With the title already decided, there was a five-way fight for the runner-up spot in the championship. Tom Cave was the class of the group as he traded times with the top two throughout to put himself second on the BRC rostrum – with Higgins not registered – and secure the same position in the 2016 standings. Enjoying a scrap with Cave throughout, Desi Henry took his third BRC podium of the season and his first on Tarmac.
After sealing the BRC2 title, Matt Edwards graduated to an R5 Fiesta for the final two outings. Following a solid run on the Ulster, Edwards looked at home in his new machine on the Manx lanes, climbing the order throughout the long event to take fourth in the BRC section ahead of Jonathan Greer, David Bogie and Alex Laffey/Andrew Roughead, who took their best finish of the season in eighth in their Fiesta R5.
2014 BRC Champion, Dan McKenna gives his views on the classic rally:
“It’s such a special event. The island is steeped in motorsport history with the TT races and also the rallying. I have competed on both the national and international rallies and the island stages are a real challenge.

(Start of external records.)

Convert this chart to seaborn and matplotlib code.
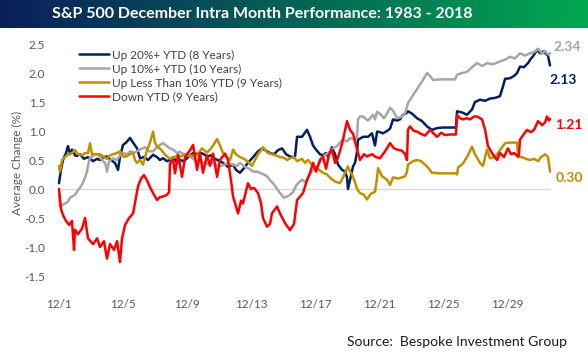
import numpy as np
import pandas as pd
import seaborn as sns
import matplotlib.pyplot as plt

# day of December (fractional = intraday), average % change
up20_day = [1.0,1.13,1.25,1.44,1.56,1.69,1.81,2.0,2.13,2.31,2.56,2.81,3.13,3.38,3.56,3.81,4.0,4.25,4.5,4.69,4.81,5.0,5.19,5.44,5.63,5.88,6.06,6.31,6.56,6.88,7.13,7.31,7.5,7.75,7.94,8.13,8.38,8.56,8.81,9.0,9.19,9.38,9.63,9.81,10.06,10.25,10.5,10.75,11.06,11.31,11.56,11.88,12.06,12.31,12.56,12.81,13.13,13.44,13.69,13.88,14.19,14.44,14.69,14.94,15.19,15.44,15.63,15.75,15.88,16.19,16.5,16.69,16.88,17.06,17.31,17.5,17.69,17.81,18.06,18.25,18.44,18.69,18.88,19.0,19.06,19.19,19.38,19.5,19.63,19.69,20.0,20.31,20.56,20.75,20.88,21.06,21.25,21.5,21.69,21.88,22.13,22.31,22.5,22.69,22.81,23.06,23.38,23.69,24.0,24.31,24.63,25.0,25.44,25.81,25.88,26.19,26.5,26.81,27.0,27.31,27.63,27.94,28.25,28.56,28.75,28.88,29.19,29.44,29.63,29.81,30.06,30.31,30.5,30.63,30.88,31.06,31.25,31.44,31.56,31.69]
up20_val = [0.1,0.35,0.5,0.62,0.74,0.6,0.68,0.58,0.57,0.6,0.52,0.55,0.48,0.52,0.5,0.55,0.56,0.5,0.45,0.33,0.55,0.76,0.8,0.88,0.8,0.7,0.53,0.55,0.5,0.59,0.55,0.5,0.53,0.48,0.5,0.55,0.45,0.5,0.48,0.53,0.58,0.62,0.6,0.63,0.6,0.56,0.58,0.52,0.48,0.44,0.38,0.42,0.33,0.28,0.36,0.45,0.55,0.65,0.7,0.67,0.62,0.6,0.67,0.7,0.6,0.56,0.55,0.56,0.9,0.9,1.02,0.9,0.75,0.68,0.6,0.58,0.62,0.56,0.72,0.6,0.42,0.33,0.3,0.2,0.0,0.16,0.39,0.45,0.65,0.85,0.9,0.9,0.96,0.75,0.99,0.98,0.96,1.0,1.04,1.2,1.18,1.2,1.28,1.3,1.34,1.3,1.22,1.17,1.08,1.02,1.05,1.06,1.06,1.06,1.34,1.32,1.28,1.37,1.5,1.54,1.52,1.56,1.57,1.6,1.77,1.9,1.91,1.95,2.0,2.11,2.1,2.17,2.25,2.29,2.4,2.34,2.37,2.33,2.3,2.13]

up10_day = [1.0,1.06,1.19,1.38,1.56,1.69,1.88,2.0,2.19,2.31,2.44,2.63,2.75,2.81,2.94,3.06,3.25,3.44,3.56,3.75,3.88,4.0,4.13,4.38,4.63,4.81,5.0,5.25,5.44,5.75,6.06,6.38,6.63,6.88,7.19,7.5,7.75,7.94,8.13,8.38,8.56,8.81,9.0,9.25,9.5,9.81,10.06,10.31,10.63,10.88,11.06,11.31,11.56,11.88,12.13,12.31,12.63,12.88,13.13,13.38,13.56,13.81,14.0,14.19,14.38,14.63,14.81,15.06,15.25,15.44,15.63,15.81,15.94,16.19,16.38,16.56,16.88,17.19,17.5,17.81,18.13,18.38,18.56,18.75,19.0,19.19,19.44,19.63,19.69,19.81,20.0,20.31,20.63,20.75,20.88,21.06,21.31,21.5,21.69,21.88,22.13,22.44,22.63,22.81,23.13,23.44,23.75,24.0,24.19,24.38,24.81,25.31,25.75,25.88,26.19,26.5,26.81,27.13,27.44,27.75,28.13,28.56,28.88,29.19,29.5,29.81,30.13,30.44,30.75,30.94,31.19,31.38,31.56,31.69]
up10_val = [-0.1,-0.3,-0.28,-0.25,-0.22,-0.15,-0.12,-0.1,-0.02,0.02,0.08,0.2,0.3,0.4,0.55,0.56,0.6,0.6,0.55,0.48,0.45,0.3,0.48,0.53,0.5,0.58,0.62,0.6,0.65,0.63,0.68,0.72,0.65,0.65,0.74,0.79,0.74,0.7,0.68,0.62,0.64,0.6,0.59,0.55,0.5,0.48,0.45,0.43,0.46,0.4,0.39,0.42,0.44,0.42,0.4,0.45,0.38,0.35,0.3,0.3,0.28,0.25,0.22,0.15,0.1,0.0,-0.07,-0.15,-0.13,-0.1,-0.05,0.05,0.1,0.16,0.12,0.2,0.33,0.4,0.56,0.62,0.7,0.74,0.8,0.85,0.82,0.88,0.85,0.9,1.2,1.25,1.25,1.18,1.28,1.2,1.33,1.3,1.22,1.3,1.4,1.35,1.22,1.25,1.3,1.48,1.62,1.75,1.88,2.0,1.95,1.88,1.89,1.89,1.89,1.97,2.0,2.02,2.1,2.17,2.12,2.17,2.15,2.2,2.23,2.28,2.25,2.34,2.3,2.34,2.37,2.42,2.33,2.38,2.32,2.34]

upless_day = [1.0,1.06,1.19,1.38,1.56,1.81,2.0,2.19,2.44,2.63,2.81,2.94,3.06,3.31,3.56,3.81,4.0,4.19,4.38,4.63,4.81,5.06,5.25,5.44,5.63,5.75,5.88,6.06,6.25,6.5,6.69,6.88,7.0,7.13,7.38,7.63,7.94,8.19,8.38,8.63,8.88,9.19,9.44,9.63,9.94,10.25,10.44,10.63,10.88,11.06,11.25,11.5,11.69,11.88,12.06,12.31,12.56,12.81,13.06,13.25,13.44,13.75,14.06,14.31,14.56,14.81,15.06,15.25,15.44,15.69,15.88,16.19,16.38,16.56,16.81,17.0,17.25,17.5,17.75,18.0,18.25,18.56,18.75,18.88,19.06,19.19,19.31,19.5,19.63,19.81,20.06,20.25,20.5,20.75,20.88,20.94,21.19,21.5,21.69,21.88,22.19,22.44,22.63,22.75,22.81,23.13,23.38,23.63,23.88,24.06,24.31,24.81,25.31,25.81,25.88,25.94,26.25,26.56,26.81,27.0,27.31,27.5,27.75,27.94,28.25,28.56,28.88,29.19,29.44,29.63,29.69,29.94,30.19,30.44,30.69,30.94,31.13,31.38,31.56,31.69]
upless_val = [0.4,0.3,0.5,0.55,0.6,0.62,0.67,0.6,0.58,0.62,0.62,0.79,0.6,0.6,0.6,0.55,0.52,0.58,0.6,0.62,0.65,0.55,0.57,0.6,0.62,0.5,0.45,0.5,0.42,0.67,0.8,0.99,0.8,0.73,0.68,0.59,0.52,0.55,0.57,0.56,0.6,0.58,0.57,0.58,0.7,0.63,0.68,0.75,0.86,0.75,0.62,0.55,0.5,0.68,0.6,0.55,0.52,0.47,0.4,0.5,0.6,0.72,0.62,0.6,0.58,0.55,0.54,0.5,0.53,0.55,0.48,0.52,0.45,0.5,0.42,0.38,0.33,0.28,0.25,0.18,0.13,0.1,0.2,0.28,0.39,0.3,0.25,0.12,0.0,-0.07,-0.1,-0.18,-0.08,-0.05,0.2,0.36,0.22,0.16,0.07,0.2,0.18,0.2,0.22,0.3,0.42,0.48,0.5,0.48,0.42,0.37,0.28,0.27,0.27,0.27,0.25,0.37,0.44,0.58,0.73,0.6,0.45,0.4,0.68,0.53,0.55,0.67,0.79,0.8,0.8,0.8,0.56,0.55,0.52,0.5,0.52,0.48,0.55,0.6,0.55,0.3]

down_day = [1.0,1.13,1.25,1.44,1.63,1.81,1.94,2.0,2.19,2.44,2.63,2.81,3.13,3.38,3.56,3.81,4.0,4.19,4.44,4.63,4.81,4.94,5.13,5.38,5.63,5.81,5.94,6.13,6.31,6.5,6.69,6.94,7.13,7.31,7.5,7.75,7.88,7.94,8.13,8.25,8.44,8.69,8.88,9.19,9.38,9.63,9.81,10.0,10.25,10.44,10.63,10.88,11.06,11.38,11.56,11.75,11.88,12.06,12.19,12.38,12.5,12.81,13.0,13.19,13.44,13.63,13.75,14.0,14.19,14.31,14.63,14.81,15.13,15.44,15.69,15.88,16.25,16.44,16.69,16.88,17.06,17.31,17.5,17.69,17.88,18.06,18.25,18.38,18.56,18.75,19.0,19.19,19.38,19.63,19.81,20.06,20.25,20.56,20.81,21.06,21.38,21.69,21.94,22.13,22.44,22.63,22.75,22.81,22.94,23.19,23.38,23.63,23.88,24.19,24.44,24.63,24.88,25.13,25.44,25.81,25.88,26.06,26.25,26.5,26.69,26.94,27.13,27.31,27.44,27.63,27.81,28.0,28.13,28.38,28.56,28.81,29.06,29.25,29.44,29.69,29.75,29.81,30.06,30.25,30.5,30.69,30.94,31.19,31.38,31.5,31.63,31.69]
down_val = [0.0,-0.35,-0.45,-0.55,-0.62,-0.55,-1.05,-0.7,-0.78,-0.68,-0.5,-0.85,-0.95,-0.85,-1.0,-0.9,-1.2,-0.95,-1.05,-0.9,-1.26,-0.85,-0.62,-0.5,-0.42,-0.15,0.05,0.18,0.24,0.15,0.03,-0.1,-0.19,-0.14,-0.13,-0.1,-0.05,0.44,0.5,0.27,0.59,0.21,0.55,0.67,0.76,0.33,0.62,0.28,0.58,0.4,0.61,0.21,0.5,0.61,0.5,0.15,-0.13,-0.3,-0.42,-0.2,-0.25,0.1,0.0,0.02,-0.07,-0.25,-0.5,-0.65,-0.6,-0.42,-0.3,-0.42,-0.59,-0.71,-0.6,-0.19,-0.07,0.1,0.28,0.45,0.3,0.5,0.56,0.35,0.6,0.68,0.45,0.5,0.65,0.85,1.17,1.02,0.95,0.68,0.5,0.6,0.56,0.6,0.55,0.53,0.65,0.79,0.7,0.68,0.66,0.6,0.5,1.02,1.08,1.0,0.99,0.95,0.92,1.02,0.95,0.9,0.97,0.93,0.94,0.94,1.28,1.22,1.2,1.22,1.2,1.25,1.25,1.22,1.2,1.02,0.74,0.65,0.59,0.5,0.62,0.55,0.7,0.6,0.62,0.56,0.6,0.85,0.95,1.02,0.98,1.02,1.17,1.1,1.15,1.25,1.18,1.21]

series_names = ["Up 20%+ YTD (8 Years)", "Up 10%+ YTD (10 Years)",
                "Up Less Than 10% YTD (9 Years)", "Down YTD (9 Years)"]
colors = ["#002060", "#a6a6a6", "#bf9000", "#ff0000"]
tick_days = [1, 5, 9, 13, 17, 21, 25, 29]
tick_labels = ["12/1", "12/5", "12/9", "12/13", "12/17", "12/21", "12/25", "12/29"]

frames = []
for name, d, v in zip(series_names, [up20_day, up10_day, upless_day, down_day],
                      [up20_val, up10_val, upless_val, down_val]):
    frames.append(pd.DataFrame({"day": d, "chg": v, "series": name}))
df = pd.concat(frames, ignore_index=True)

sns.set_style("white")
plt.rcParams["font.family"] = ["Lato", "DejaVu Sans"]

fig = plt.figure(figsize=(5.88, 3.59), dpi=100)

# title banner with gradient
bar = fig.add_axes([0, 1 - 28 / 359, 1, 28 / 359])
grad = np.linspace(0, 1, 256)
c0 = np.array([10, 30, 92]) / 255
c1 = np.array([0, 168, 80]) / 255
img = c0[None, :] * (1 - grad[:, None]) + c1[None, :] * grad[:, None]
bar.imshow(img[None, :, :], aspect="auto", extent=[0, 1, 0, 1])
bar.set_axis_off()
bar.text(0.446, 0.5, "S&P 500 December Intra Month Performance: 1983 - 2018",
         color="white", fontsize=11.5, fontweight="bold", ha="center", va="center")

ax = fig.add_axes([55 / 588, 74 / 359, 510 / 588, 245 / 359])
ax.hlines(0, min(up20_day), max(up20_day), color="#d9d9d9", lw=1, zorder=0)
sns.lineplot(data=df, x="day", y="chg", hue="series", hue_order=series_names,
             palette=dict(zip(series_names, colors)), sort=False, estimator=None,
             linewidth=1.8, ax=ax)

ax.set_xlim(0.75, 32.625)
ax.set_ylim(-1.655, 2.569)
ax.set_xticks(tick_days)
ax.set_xticklabels(tick_labels)
ax.set_yticks([-1.5, -1.0, -0.5, 0.0, 0.5, 1.0, 1.5, 2.0, 2.5])
ax.set_yticklabels(["-1.5", "-1.0", "-0.5", "0.0", "0.5", "1.0", "1.5", "2.0", "2.5"])
ax.tick_params(axis="both", length=0, labelsize=8.5, labelcolor="#595959")
ax.tick_params(axis="x", pad=10)
ax.tick_params(axis="y", pad=7)
ax.set_xlabel("")
ax.set_ylabel("Average Change (%)", fontsize=8.5, color="#595959", labelpad=1)
for s in ax.spines.values():
    s.set_visible(False)

handles, labels = ax.get_legend_handles_labels()
ax.legend(handles, labels, loc="upper left", bbox_to_anchor=(0.035, 0.985),
          frameon=False, fontsize=8.5, handlelength=2.6, handletextpad=0.2,
          labelspacing=0.25, borderpad=0, labelcolor="#404040")

# end labels
ends = [(up10_day, up10_val, colors[1], (3, 6)),
        (up20_day, up20_val, colors[0], (-1, -15)),
        (down_day, down_val, colors[3], (5, -6)),
        (upless_day, upless_val, colors[2], (6, -6))]
for d, v, c, off in ends:
    ax.annotate(f"{v[-1]:.2f}", (d[-1], v[-1]), xytext=off, textcoords="offset pixels",
                color=c, fontsize=10, fontweight="bold", ha="left", va="center",
                annotation_clip=False)

fig.text(567 / 588, 1 - 342 / 359, "Source:  Bespoke Investment Group",
         ha="right", va="center", fontsize=10, color="#1a1a1a")

fig.savefig("out.png", dpi=100)
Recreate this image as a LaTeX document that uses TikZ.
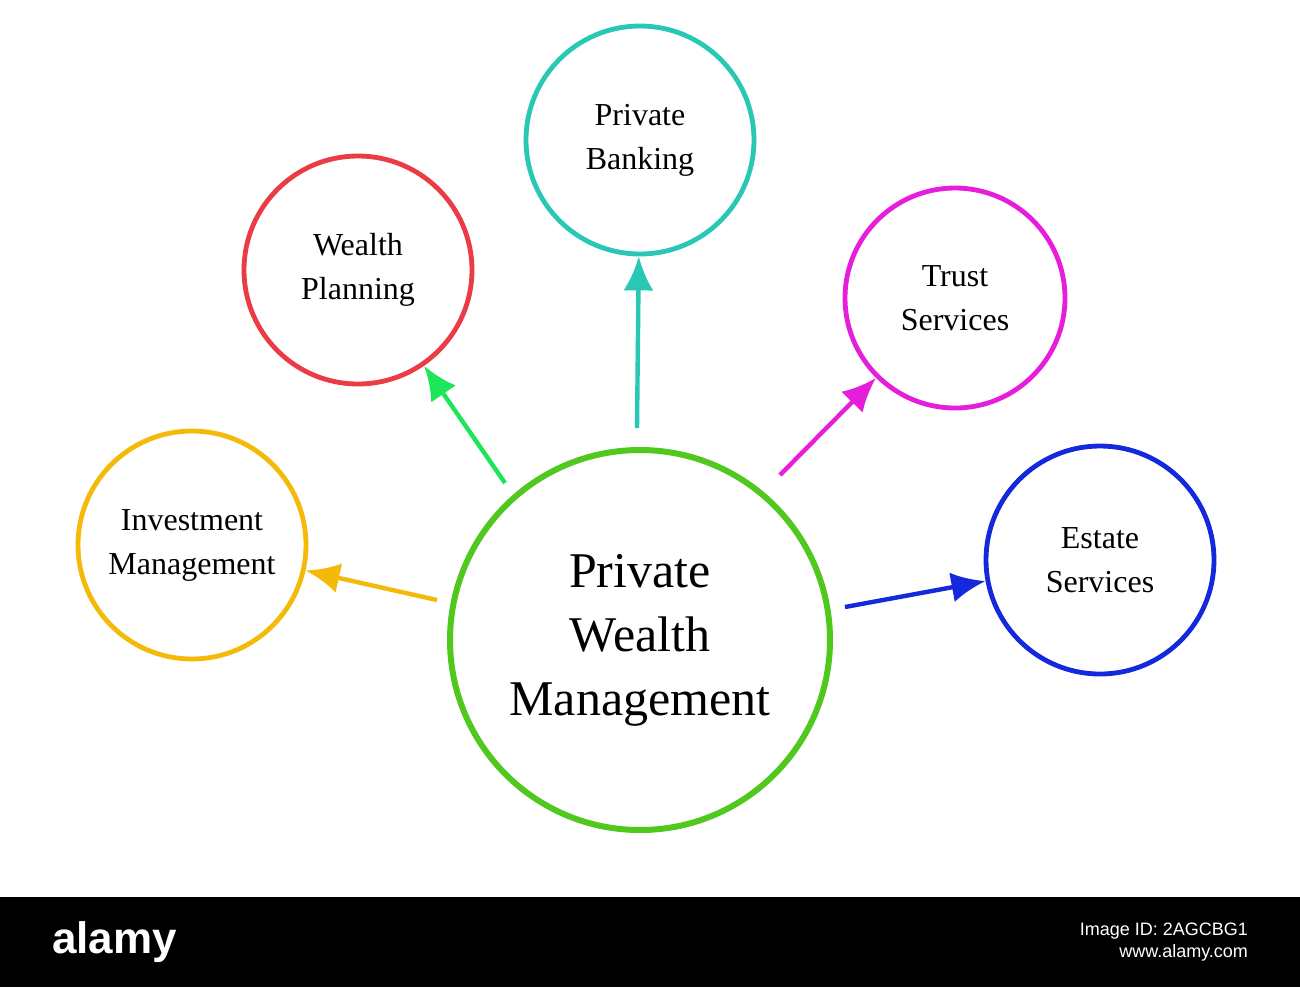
\documentclass[tikz,border=0pt]{standalone}
\usepackage{fontspec}
\setmainfont{Liberation Serif}
\newfontfamily\sansf{Liberation Sans}
\usetikzlibrary{arrows.meta}
\definecolor{cgreen}{RGB}{80,200,30}
\definecolor{cyel}{RGB}{245,185,10}
\definecolor{cred}{RGB}{235,60,70}
\definecolor{cteal}{RGB}{40,200,180}
\definecolor{cmag}{RGB}{230,30,220}
\definecolor{cblue}{RGB}{20,40,220}
\definecolor{carrg}{RGB}{30,230,90}
\tikzset{ring/.style={circle,line width=2.4pt,draw,align=center,font=\fontsize{16}{22}\selectfont},
arr/.style={line width=2.2pt,-{Latex[length=17pt,width=15pt]}}}
\begin{document}
\begin{tikzpicture}[x=0.5pt,y=-0.5pt]
\fill[white] (0,0) rectangle (1300,987);
\node[ring,draw=cgreen,line width=3pt,minimum size=190pt,font=\fontsize{25}{32}\selectfont] (c) at (640,640) {Private\\Wealth\\Management};
\node[ring,draw=cyel,minimum size=114pt] (im) at (192,545) {Investment\\Management};
\node[ring,draw=cred,minimum size=114pt] (wp) at (358,270) {Wealth\\Planning};
\node[ring,draw=cteal,minimum size=114pt] (pb) at (640,140) {Private\\Banking};
\node[ring,draw=cmag,minimum size=110pt] (ts) at (955,298) {Trust\\Services};
\node[ring,draw=cblue,minimum size=114pt] (es) at (1100,560) {Estate\\Services};
\coordinate (a1) at (437,600); \coordinate (a2) at (505,483); \coordinate (a3) at (637,428);
\coordinate (a4) at (780,475); \coordinate (a5) at (845,607);
\draw[arr,cyel] (a1) -- (im);
\draw[arr,carrg] (a2) -- (wp);
\draw[arr,cteal] (a3) -- (pb);
\draw[arr,cmag] (a4) -- (ts);
\draw[arr,cblue] (a5) -- (es);
\fill[black] (0,897) rectangle (1300,987);
\node[white,font=\sansf\bfseries\fontsize{22}{24}\selectfont,anchor=west] (lg) at (45,942) {alamy};
\node[white,font=\sansf\fontsize{9}{11}\selectfont,anchor=east,align=right] (id) at (1255,942) {Image ID: 2AGCBG1\\www.alamy.com};
\end{tikzpicture}
\end{document}
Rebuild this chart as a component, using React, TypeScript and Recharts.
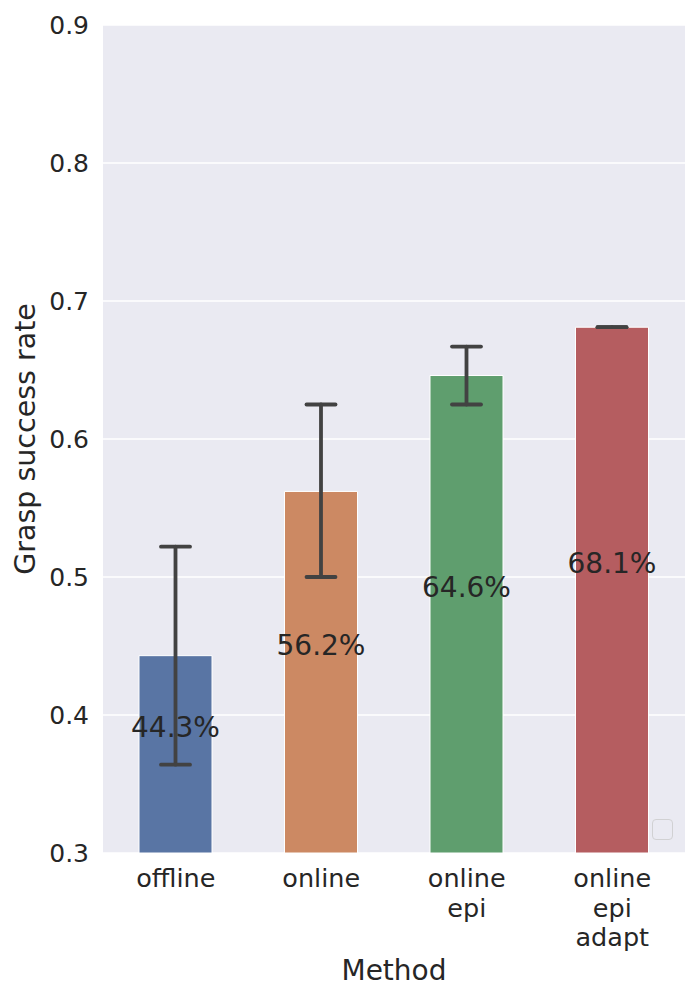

“There are so many different characteristics to the roads on different parts of the island. You have everything to test crew and car. It can be narrow, tight and twisty on very bumpy roads or it can be very fast, flowing and wide on smooth roads and all of this maybe even in one stage.
“It’s a rally of high attrition, with high mileage, night stages and town super-specials which are always tricky, and with no let-up, cars and crews are tested to the limit.”